Prohibition took effect in January, 1920, and, all at once, people really did stop drinking, at least for a time. In “Last Call,” a witty popular history of the Prohibition era, published in 2010, Daniel Okrent chronicled the country’s six-month infatuation with nonalcoholic beer, and its longer relationships with other substitutes. Sales of Coca-Cola increased, and some Protestants took dry Communion with the aid of a new product called Dr. Welch’s Unfermented Wine, which would be familiar to any modern toddler. Understandably, though, Okrent spent much of his book chronicling the manifold and ingenious ways that Americans warded off sobriety.

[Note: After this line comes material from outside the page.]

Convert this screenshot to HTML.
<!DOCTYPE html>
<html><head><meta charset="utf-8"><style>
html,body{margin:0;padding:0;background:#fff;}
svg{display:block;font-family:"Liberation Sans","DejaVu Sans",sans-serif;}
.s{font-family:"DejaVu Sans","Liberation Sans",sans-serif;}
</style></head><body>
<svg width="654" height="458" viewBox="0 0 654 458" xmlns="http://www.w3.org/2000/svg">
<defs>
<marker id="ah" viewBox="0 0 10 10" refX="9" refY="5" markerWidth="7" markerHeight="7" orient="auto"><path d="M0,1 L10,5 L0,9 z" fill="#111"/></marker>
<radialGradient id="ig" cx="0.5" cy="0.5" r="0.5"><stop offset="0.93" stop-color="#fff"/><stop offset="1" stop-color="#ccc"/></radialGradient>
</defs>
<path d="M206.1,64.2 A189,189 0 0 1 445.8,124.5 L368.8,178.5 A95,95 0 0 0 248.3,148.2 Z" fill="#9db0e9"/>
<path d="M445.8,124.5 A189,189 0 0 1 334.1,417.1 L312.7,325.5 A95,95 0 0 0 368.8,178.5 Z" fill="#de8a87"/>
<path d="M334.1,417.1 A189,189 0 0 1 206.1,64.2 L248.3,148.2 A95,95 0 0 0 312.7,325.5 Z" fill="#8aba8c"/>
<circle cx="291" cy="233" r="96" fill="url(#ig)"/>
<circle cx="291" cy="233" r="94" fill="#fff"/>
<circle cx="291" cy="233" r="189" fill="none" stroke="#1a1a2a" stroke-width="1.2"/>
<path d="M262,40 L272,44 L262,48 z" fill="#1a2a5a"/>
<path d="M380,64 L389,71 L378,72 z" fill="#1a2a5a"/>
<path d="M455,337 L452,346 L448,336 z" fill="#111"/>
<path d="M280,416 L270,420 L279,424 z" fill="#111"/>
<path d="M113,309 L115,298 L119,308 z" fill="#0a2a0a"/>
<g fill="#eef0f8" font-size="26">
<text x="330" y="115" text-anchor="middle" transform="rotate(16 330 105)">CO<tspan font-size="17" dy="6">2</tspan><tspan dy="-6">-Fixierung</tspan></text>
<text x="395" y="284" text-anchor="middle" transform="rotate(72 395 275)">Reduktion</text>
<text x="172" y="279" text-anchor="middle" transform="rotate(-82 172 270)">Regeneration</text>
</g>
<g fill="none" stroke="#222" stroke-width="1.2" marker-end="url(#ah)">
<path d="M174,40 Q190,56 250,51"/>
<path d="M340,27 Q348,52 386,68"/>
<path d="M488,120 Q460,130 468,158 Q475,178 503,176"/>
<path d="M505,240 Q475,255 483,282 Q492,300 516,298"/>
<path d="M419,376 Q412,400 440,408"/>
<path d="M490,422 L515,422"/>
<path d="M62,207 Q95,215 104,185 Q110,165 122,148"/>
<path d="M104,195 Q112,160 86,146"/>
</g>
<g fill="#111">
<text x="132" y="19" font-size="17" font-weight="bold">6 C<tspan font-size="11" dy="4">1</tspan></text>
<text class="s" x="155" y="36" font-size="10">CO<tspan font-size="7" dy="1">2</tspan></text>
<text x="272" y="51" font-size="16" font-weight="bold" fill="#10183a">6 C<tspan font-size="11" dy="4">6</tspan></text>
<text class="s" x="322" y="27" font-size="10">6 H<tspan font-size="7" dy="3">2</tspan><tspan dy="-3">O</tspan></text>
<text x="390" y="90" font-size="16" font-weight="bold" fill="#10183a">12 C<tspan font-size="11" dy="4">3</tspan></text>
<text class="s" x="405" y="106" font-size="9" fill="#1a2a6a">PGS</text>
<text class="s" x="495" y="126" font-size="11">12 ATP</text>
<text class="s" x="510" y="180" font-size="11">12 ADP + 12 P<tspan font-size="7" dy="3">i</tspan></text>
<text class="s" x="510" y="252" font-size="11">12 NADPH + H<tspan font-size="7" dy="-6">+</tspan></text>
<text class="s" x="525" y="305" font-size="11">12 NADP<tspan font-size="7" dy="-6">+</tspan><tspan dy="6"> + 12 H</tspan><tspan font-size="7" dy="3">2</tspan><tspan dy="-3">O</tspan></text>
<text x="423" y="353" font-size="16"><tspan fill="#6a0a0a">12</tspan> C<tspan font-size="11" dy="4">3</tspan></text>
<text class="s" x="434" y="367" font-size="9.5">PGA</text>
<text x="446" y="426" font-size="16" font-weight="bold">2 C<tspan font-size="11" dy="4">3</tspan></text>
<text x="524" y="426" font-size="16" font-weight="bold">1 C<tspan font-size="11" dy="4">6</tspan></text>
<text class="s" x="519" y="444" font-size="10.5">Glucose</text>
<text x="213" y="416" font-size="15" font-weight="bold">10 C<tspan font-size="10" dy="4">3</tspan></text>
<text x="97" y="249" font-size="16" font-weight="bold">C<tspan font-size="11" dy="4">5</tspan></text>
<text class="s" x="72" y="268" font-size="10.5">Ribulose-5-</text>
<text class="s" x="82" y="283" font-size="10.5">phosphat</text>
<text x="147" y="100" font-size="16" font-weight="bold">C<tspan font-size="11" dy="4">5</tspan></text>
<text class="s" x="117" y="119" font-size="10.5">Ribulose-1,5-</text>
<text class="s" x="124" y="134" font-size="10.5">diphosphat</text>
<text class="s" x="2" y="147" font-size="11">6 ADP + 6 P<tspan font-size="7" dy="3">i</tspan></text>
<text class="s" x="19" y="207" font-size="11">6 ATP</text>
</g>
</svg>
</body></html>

In New York, attendance soared at synagogues offering “Kosher Wine for Sacramental Purposes”—the predecessors, perhaps, of the California medical-marijuana clinics currently treating a suspiciously hale group of patients. Small boats raced across the Detroit River from Canada; big ships hosted revelry offshore from East Coast cities, beyond the jurisdiction of the Coast Guard. Enterprising vintners sold grapes directly to customers and also provided them with grape-crushing services, to facilitate home fermentation. Rural bootleggers and urban speakeasies helped the country adapt, too; the change of circumstance helped convert American drinkers to gin, because it was easy to produce, and it also made them more brand-conscious, in the hope of avoiding liquor that was weak or poisonous or, in the worst case, both.

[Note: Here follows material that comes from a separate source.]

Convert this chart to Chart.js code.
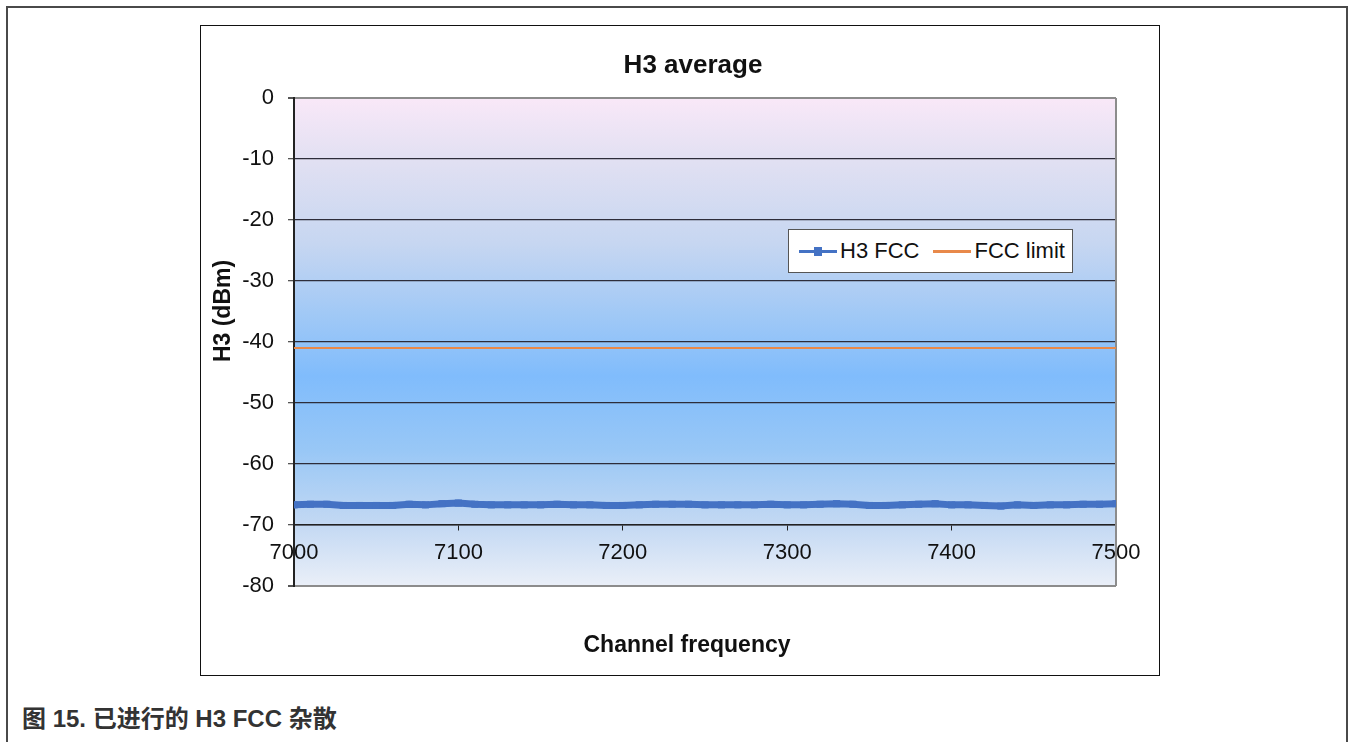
<!DOCTYPE html>
<html>
<head>
<meta charset="utf-8">
<script src="https://cdn.jsdelivr.net/npm/chart.js@4.4.1/dist/chart.umd.min.js"></script>
<style>
  body { margin: 0; background: #fff; width: 1354px; height: 742px; overflow: hidden; position: relative; }
  #frame { position: absolute; left: 6px; top: 6px; width: 1342px; height: 760px; border: 2px solid #4a4a4a; box-sizing: border-box; }
  #box { position: absolute; left: 200px; top: 25px; width: 960px; height: 651px; border: 1px solid #111; box-sizing: border-box; background: #fff; }
  #legend { position: absolute; left: 788px; top: 229px; width: 285px; height: 44px; box-sizing: border-box;
    border: 1px solid #555; background: #fff; display: flex; align-items: center; padding-left: 10px;
    font: 22px "Liberation Sans", Arial, sans-serif; color: #111; white-space: nowrap; }
  .item { display: flex; align-items: center; margin-right: 14px; flex-shrink: 0; }
  .swatch { position: relative; width: 38px; height: 3px; margin-right: 3px; flex-shrink: 0; }
  .mark { position: absolute; left: 15px; top: -3px; width: 8px; height: 9px; }
  #caption { position: absolute; left: 22px; top: 699px; font: bold 24px "Liberation Sans", "Noto Sans CJK SC", sans-serif; color: #333; }
</style>
</head>
<body>
<div id="frame"></div>
<div id="box"><canvas id="myChart"></canvas></div>
<div id="legend"></div>
<div id="caption">图 15. 已进行的 H3 FCC 杂散</div>
<script>
// channel frequency (MHz) and measured H3 level (dBm)
const freqs = [7000, 7010, 7020, 7030, 7040, 7050, 7060, 7070, 7080, 7090,
  7100, 7110, 7120, 7130, 7140, 7150, 7160, 7170, 7180, 7190,
  7200, 7210, 7220, 7230, 7240, 7250, 7260, 7270, 7280, 7290,
  7300, 7310, 7320, 7330, 7340, 7350, 7360, 7370, 7380, 7390,
  7400, 7410, 7420, 7430, 7440, 7450, 7460, 7470, 7480, 7490, 7500]
const h3fcc = [-66.7, -66.6, -66.6, -66.8, -66.8, -66.8, -66.8, -66.6, -66.7, -66.5,
  -66.4, -66.6, -66.7, -66.7, -66.7, -66.7, -66.6, -66.7, -66.7, -66.8,
  -66.8, -66.7, -66.6, -66.6, -66.6, -66.7, -66.7, -66.7, -66.7, -66.6,
  -66.7, -66.7, -66.6, -66.5, -66.6, -66.8, -66.8, -66.7, -66.6, -66.5,
  -66.7, -66.7, -66.8, -66.9, -66.7, -66.8, -66.7, -66.7, -66.6, -66.6, -66.5]
const limitFreqs = [7000, 7500]
const limitValues = [-41, -41]
const yTicks = [0, -10, -20, -30, -40, -50, -60, -70, -80]

const h3Data = freqs.map((f, i) => ({x: f, y: h3fcc[i]}))
const limitData = limitFreqs.map((f, i) => ({x: f, y: limitValues[i]}))

const font = '"Liberation Sans", Arial, sans-serif'

function drawText(ctx, txt, x, y, size, rot) {
  ctx.save()
  ctx.translate(x, y)
  if (rot) ctx.rotate(rot)
  ctx.font = 'bold ' + size + 'px ' + font
  ctx.fillStyle = '#111'
  ctx.textAlign = 'center'
  ctx.textBaseline = 'middle'
  ctx.fillText(txt, 0, 0)
  ctx.restore()
}

// plot area background, right frame, titles
const decor = {
  id: 'decor',
  beforeDraw(chart) {
    const {ctx, chartArea: a} = chart
    const g = ctx.createLinearGradient(0, a.top, 0, a.bottom)
    g.addColorStop(0, '#f9e8f8')
    g.addColorStop(0.13, '#e1e0f2')
    g.addColorStop(0.3, '#c6d6f1')
    g.addColorStop(0.45, '#9fc8f6')
    g.addColorStop(0.57, '#80bcfc')
    g.addColorStop(0.72, '#98c7f6')
    g.addColorStop(0.87, '#c2d8f3')
    g.addColorStop(1, '#eaeff8')
    ctx.save()
    ctx.fillStyle = g
    ctx.fillRect(a.left, a.top, a.right - a.left, a.bottom - a.top)
    ctx.restore()
  },
  beforeDatasetsDraw(chart) {
    const {ctx, chartArea: a} = chart
    ctx.save()
    ctx.strokeStyle = '#8c8c8c'
    ctx.lineWidth = 2
    ctx.beginPath()
    ctx.moveTo(a.right, a.top)
    ctx.lineTo(a.right, a.bottom)
    ctx.stroke()
    ctx.restore()
  },
  afterDraw(chart) {
    const {ctx} = chart
    drawText(ctx, 'H3 average', 492, 40, 26)
    drawText(ctx, 'Channel frequency', 486, 620, 23)
    drawText(ctx, 'H3 (dBm)', 23, 285, 23, -Math.PI / 2)
  }
}

const ctx = document.getElementById('myChart')

const chart = new Chart(ctx, {
  type: 'line',
  data: {
    datasets: [{
      label: 'H3 FCC',
      data: h3Data,
      borderColor: '#4472c4',
      backgroundColor: '#4472c4',
      borderWidth: 7,
      pointStyle: 'rect',
      pointRadius: 5,
      pointBorderWidth: 0,
    }, {
      label: 'FCC limit',
      data: limitData,
      borderColor: '#e8894a',
      backgroundColor: '#e8894a',
      borderWidth: 2,
      pointRadius: 0,
    }]
  },
  options: {
    responsive: true,
    maintainAspectRatio: false,
    animation: false,
    layout: {padding: {left: 0, right: 43, top: 72, bottom: 89}},
    scales: {
      x: {
        type: 'linear',
        position: {y: -70},
        min: 7000,
        max: 7500,
        ticks: {stepSize: 100, color: '#111', padding: 10, font: {family: font, size: 22}, maxRotation: 0,
          callback: (v) => String(v)},
        grid: {drawOnChartArea: false, drawTicks: true, tickLength: 5, tickColor: '#222'},
        border: {color: '#222', width: 1.5},
      },
      y: {
        min: -80,
        max: 0,
        afterBuildTicks: (axis) => { axis.ticks = yTicks.map(v => ({value: v})) },
        afterFit: (axis) => { axis.width = 93 },
        ticks: {color: '#111', padding: 14, font: {family: font, size: 22}},
        grid: {
          color: (c) => (c.tick.value === 0 || c.tick.value === -80) ? '#8c8c8c' : '#2d2d3a',
          lineWidth: (c) => (c.tick.value === 0 || c.tick.value === -80) ? 2 : 1.3,
          tickLength: 6,
          tickColor: '#555',
        },
        border: {color: '#222', width: 2},
      }
    },
    plugins: {
      legend: {display: false},
      tooltip: {enabled: false},
      title: {display: false},
    }
  },
  plugins: [decor],
})

// html legend built from the datasets
const legendEl = document.getElementById('legend')
chart.data.datasets.forEach((ds) => {
  const item = document.createElement('div')
  item.className = 'item'
  const sw = document.createElement('span')
  sw.className = 'swatch'
  sw.style.background = ds.borderColor
  if (ds.pointRadius > 0) {
    const m = document.createElement('span')
    m.className = 'mark'
    m.style.background = ds.borderColor
    sw.appendChild(m)
  }
  item.appendChild(sw)
  item.appendChild(document.createTextNode(ds.label))
  legendEl.appendChild(item)
})
</script>
</body>
</html>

McGirr wants us to remember that these new patterns of consumption emerged only among those who could afford them; according to one study she cites, “drinking among workers was cut by half,” and research suggests that Prohibition did indeed cause a meaningful decline in alcohol-related deaths and illnesses. Many Negro leaders supported temperance and, to a lesser extent, Prohibition, although most of them renounced it as they discovered what it would entail. The speakeasies of Harlem helped spark a cultural renaissance, but they were viewed more skeptically by many locals, who resented the way the police allowed their neighborhood to become a locus of lawless fun. An editorial in a black newspaper complained that Harlem was now “a modern-day plantation for white thrill-seekers.” McGirr argues that Prohibition showed that the police would allow “vice” to flourish in “areas of the city without weighty protectors”—the same process by which, in the decades that followed, drug dealers were allowed to operate in many of the same vulnerable neighborhoods. In the South, raids often targeted Negroes and poor whites. Using records from Virginia, McGirr finds some evidence that race played a role in who was arrested; she also concludes that the government’s heavy-handed tactics alienated many white citizens who weren’t wealthy or lucky enough to be left alone. The Richmond Planet, a black newspaper in Virginia, noted with some satisfaction that “the same treatment that has been accorded to black citizens for more than a decade in the matter of Constitutional rights and privileges is now being meted to white citizens.”
Kelefa Sanneh, “Drunk With Power”, The New Yorker (21 & 28 December 2015), 108.